Questions about Savepoints
I have the following questions regarding savepoint recovery.
- In my job, it takes over 30 minutes to take a savepoint of over 100GB
on 3 TMs. Most time spent after the alignment. I assume it was
serialization and uploading to S3. However, when I resume a new job
from the savepoint, it only takes seconds to recover. It seems too
fast to me. I've tried resuming from the savepoint with a different
parallelism. It was also very fast. Is this expected?
- Is there any log messages on the JM or the TMs indicating when a job
or operator restored state from a savepoint? It'll be very helpful to
know if state is restored especially when the
"--allowNonRestoredState" flag is set.
- If a checkpoint was successfully taken after a savepoint, will
resuming a job from the savepoint try to leverage the checkpoint?
- The job uses Kafka as the source, when I resume it from savepoint,
when will the job start consuming from Kafka again?
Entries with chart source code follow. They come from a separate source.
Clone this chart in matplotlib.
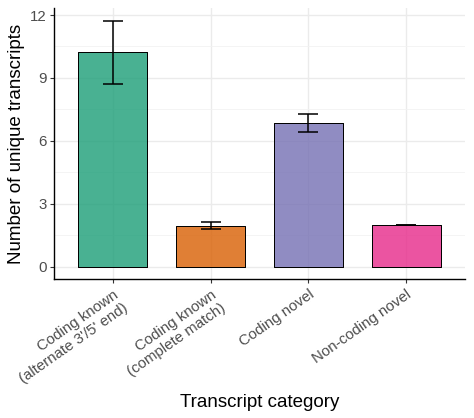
import matplotlib
matplotlib.use("Agg")
import matplotlib.pyplot as plt
import numpy as np

categories = ["Coding known\n(alternate 3'/5' end)", "Coding known\n(complete match)",
              "Coding novel", "Non-coding novel"]
means = [10.22, 1.97, 6.85, 2.0]
err_low = [8.70, 1.80, 6.42, 2.0]
err_high = [11.73, 2.13, 7.28, 2.0]
colors = ["#1B9E77", "#D95F02", "#7570B3", "#E7298A"]
yticks = [0, 3, 6, 9, 12]

plt.rcParams['font.family'] = ['Liberation Sans', 'DejaVu Sans']

fig = plt.figure(figsize=(4.74, 4.18), dpi=100)
ax = fig.add_axes([0.114, 0.332, 0.867, 0.648])

x = np.arange(1, len(categories) + 1)
ax.bar(x, means, width=0.7, color=colors, alpha=0.8, edgecolor="black", linewidth=0.7, zorder=3)
ax.bar(x, means, width=0.7, color="none", edgecolor="black", linewidth=0.7, zorder=4)
lower = np.array(means) - np.array(err_low)
upper = np.array(err_high) - np.array(means)
ax.errorbar(x, means, yerr=[lower, upper], fmt="none", ecolor="black",
            elinewidth=1.1, capsize=7.5, capthick=1.1, zorder=5)

ax.set_xlim(0.4, 4.6)
ymax = max(err_high)
ax.set_ylim(-0.05 * ymax, ymax * 1.05)
ax.set_yticks(yticks)
ax.set_yticks([1.5, 4.5, 7.5, 10.5], minor=True)
ax.set_xticks(x)
ax.set_xticklabels(categories, rotation=35, ha="right", va="top",
                   rotation_mode="anchor", fontsize=10.8, color="#4D4D4D")
ax.tick_params(axis="y", labelsize=10.8, labelcolor="#4D4D4D", length=3, color="#333333", pad=2)
ax.tick_params(axis="x", length=3, color="#333333", pad=3)
ax.tick_params(axis="y", which="minor", length=0)

ax.grid(True, which="major", color="#EBEBEB", linewidth=1.0, zorder=0)
ax.grid(True, which="minor", axis="y", color="#F2F2F2", linewidth=0.6, zorder=0)
ax.set_axisbelow(True)

for s in ["top", "right"]:
    ax.spines[s].set_visible(False)
for s in ["left", "bottom"]:
    ax.spines[s].set_color("black")
    ax.spines[s].set_linewidth(1.0)

ax.set_ylabel("Number of unique transcripts", fontsize=13.5, labelpad=4)
ax.set_xlabel("Transcript category", fontsize=13.5, labelpad=6)

fig.savefig("out.png", dpi=100)
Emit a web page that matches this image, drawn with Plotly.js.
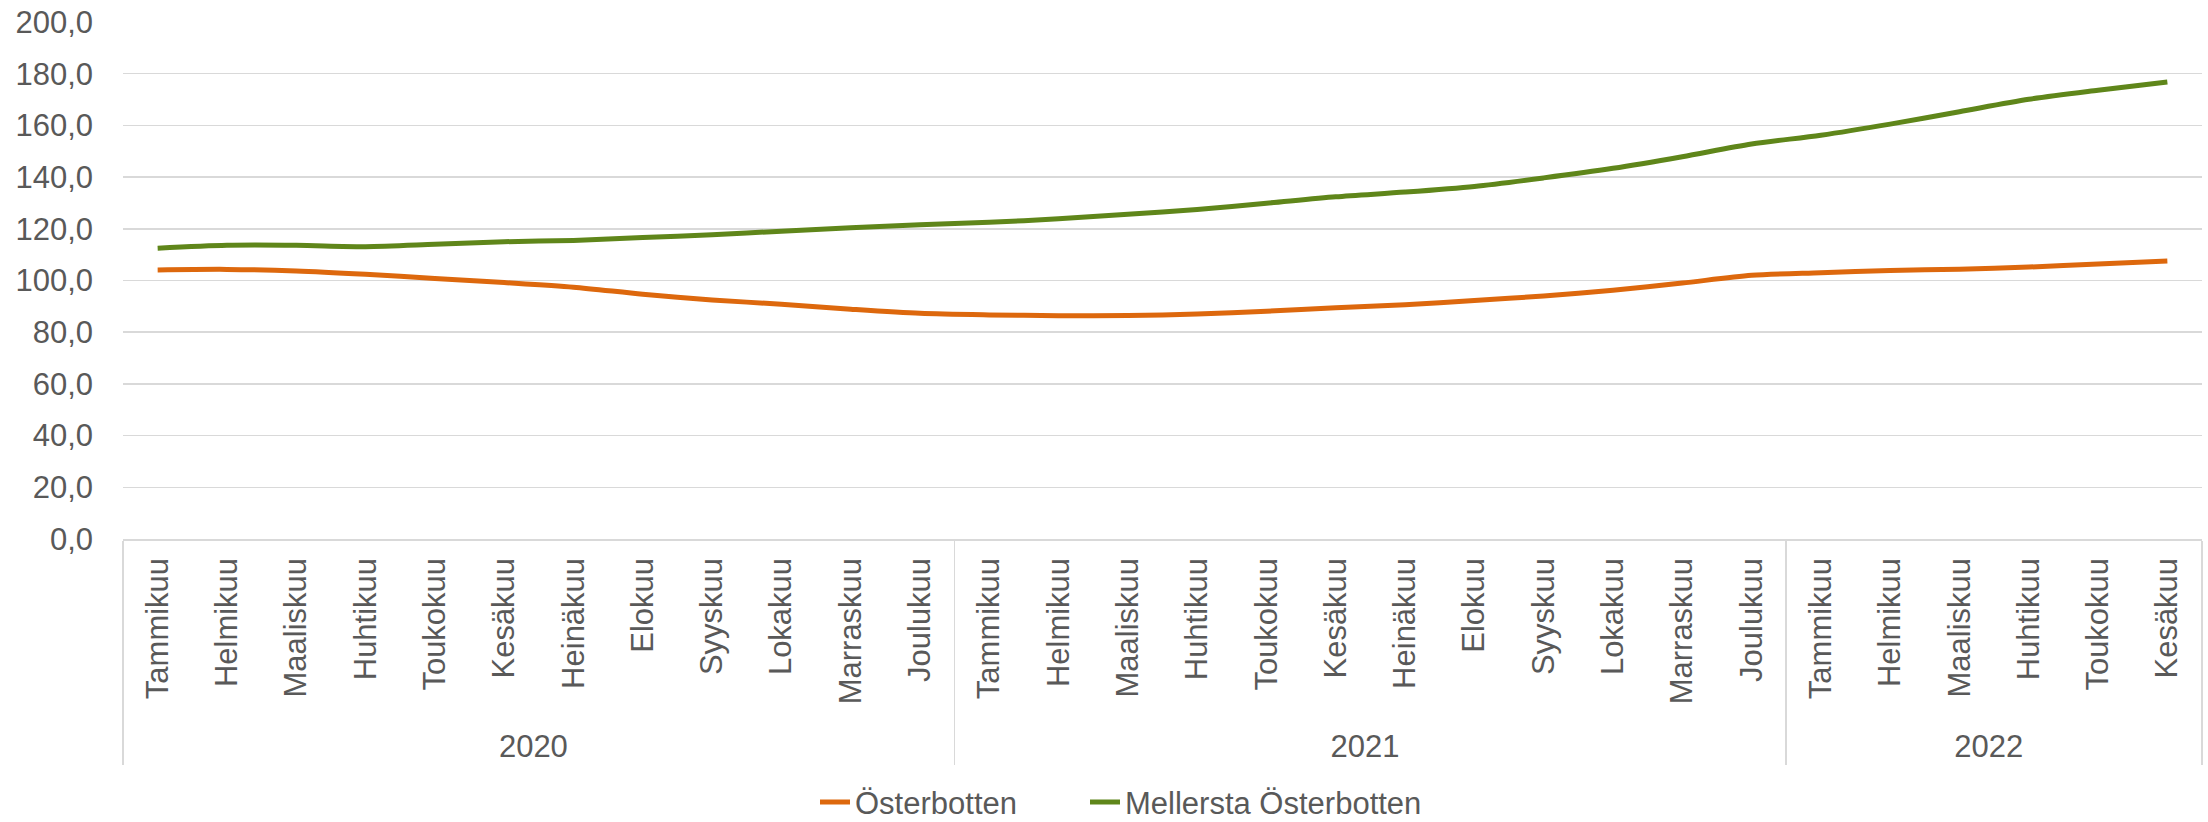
<!DOCTYPE html>
<html>
<head>
<meta charset="utf-8">
<script src="https://cdn.plot.ly/plotly-3.0.1.min.js"></script>
<style>
html, body { margin: 0; padding: 0; background: #ffffff; }
#chart { width: 2208px; height: 822px; }
</style>
</head>
<body>
<div id="chart"></div>
<script>
// ---- data ----
const years = ['2020','2020','2020','2020','2020','2020','2020','2020','2020','2020','2020','2020',
               '2021','2021','2021','2021','2021','2021','2021','2021','2021','2021','2021','2021',
               '2022','2022','2022','2022','2022','2022'];
const months = ['Tammikuu','Helmikuu','Maaliskuu','Huhtikuu','Toukokuu','Kesäkuu','Heinäkuu','Elokuu','Syyskuu','Lokakuu','Marraskuu','Joulukuu',
                'Tammikuu','Helmikuu','Maaliskuu','Huhtikuu','Toukokuu','Kesäkuu','Heinäkuu','Elokuu','Syyskuu','Lokakuu','Marraskuu','Joulukuu',
                'Tammikuu','Helmikuu','Maaliskuu','Huhtikuu','Toukokuu','Kesäkuu'];
const osterbotten = [104.1, 104.3, 103.7, 102.4, 100.8, 99.2, 97.4, 94.7, 92.5, 90.8, 88.9, 87.3,
                     86.7, 86.4, 86.5, 87.0, 88.1, 89.5, 90.6, 92.3, 94.0, 96.2, 99.0, 102.0,
                     103.0, 103.9, 104.4, 105.2, 106.4, 107.5];
const mellerstaOsterbotten = [112.5, 113.6, 113.6, 113.1, 114.0, 115.0, 115.5, 116.6, 117.7, 119.1, 120.4, 121.6,
                              122.5, 123.9, 125.6, 127.5, 129.9, 132.4, 134.2, 136.4, 139.7, 143.4, 147.9, 152.8,
                              156.2, 160.5, 165.3, 170.1, 173.6, 176.8];
const seriesNames = ['Österbotten', 'Mellersta Österbotten'];

// ---- style ----
const FONT = 'Arial, "Liberation Sans", sans-serif';
const TXT = '#595959';
const GRID = '#d9d9d9';

const traces = [
  {
    type: 'scatter', mode: 'lines', name: seriesNames[0],
    x: [years, months], y: osterbotten,
    line: { color: '#DD680D', width: 5, shape: 'spline', smoothing: 0.8 },
    legend: 'legend',
    hoverinfo: 'skip'
  },
  {
    type: 'scatter', mode: 'lines', name: seriesNames[1],
    x: [years, months], y: mellerstaOsterbotten,
    line: { color: '#5F861A', width: 5, shape: 'spline', smoothing: 0.8 },
    legend: 'legend2',
    hoverinfo: 'skip'
  }
];

const legendBase = {
  orientation: 'h',
  xref: 'container', yref: 'container',
  xanchor: 'left',
  y: 0.024, yanchor: 'middle',
  bgcolor: 'rgba(0,0,0,0)',
  font: { family: FONT, color: TXT, size: 31 },
  itemclick: false, itemdoubleclick: false
};

const layout = {
  width: 2208, height: 822,
  paper_bgcolor: '#ffffff', plot_bgcolor: '#ffffff',
  margin: { l: 123, r: 6, t: 22, b: 283, pad: 0 },
  separators: ', ',
  font: { family: FONT, color: TXT, size: 31 },
  showlegend: true,
  legend: Object.assign({}, legendBase, { x: 815 / 2208 }),
  legend2: Object.assign({}, legendBase, { x: 1085 / 2208 }),
  xaxis: {
    type: 'multicategory',
    range: [-0.5, 29.5],
    automargin: false,
    showgrid: false,
    showline: true, linecolor: GRID, linewidth: 1.5,
    ticks: '',
    tickangle: -90,
    tickfont: { family: FONT, color: TXT, size: 31 },
    showdividers: true, dividercolor: GRID, dividerwidth: 1.5,
    ticklabelstandoff: 5,
    fixedrange: true
  },
  yaxis: {
    range: [0, 200],
    dtick: 20, tick0: 0,
    tickformat: '.1f',
    automargin: false,
    showgrid: true, gridcolor: GRID, gridwidth: 1.5,
    zeroline: false,
    showline: false,
    ticks: '',
    ticklabelstandoff: 29,
    tickfont: { family: FONT, color: TXT, size: 31 },
    fixedrange: true
  }
};

Plotly.newPlot('chart', traces, layout, { displayModeBar: false, staticPlot: true });
</script>
</body>
</html>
Does it wait until
all operators have finished restoring state or does it start as soon
as the source operator finishes restoring? I assume it waits for all
because that's the only way to guarantee transactionality.
- When cancelling a job with a savepoint, is there anyway to prevent the
job from cancelling if the savepoint fails? Otherwise, it sounds too
dangerous to use this operation.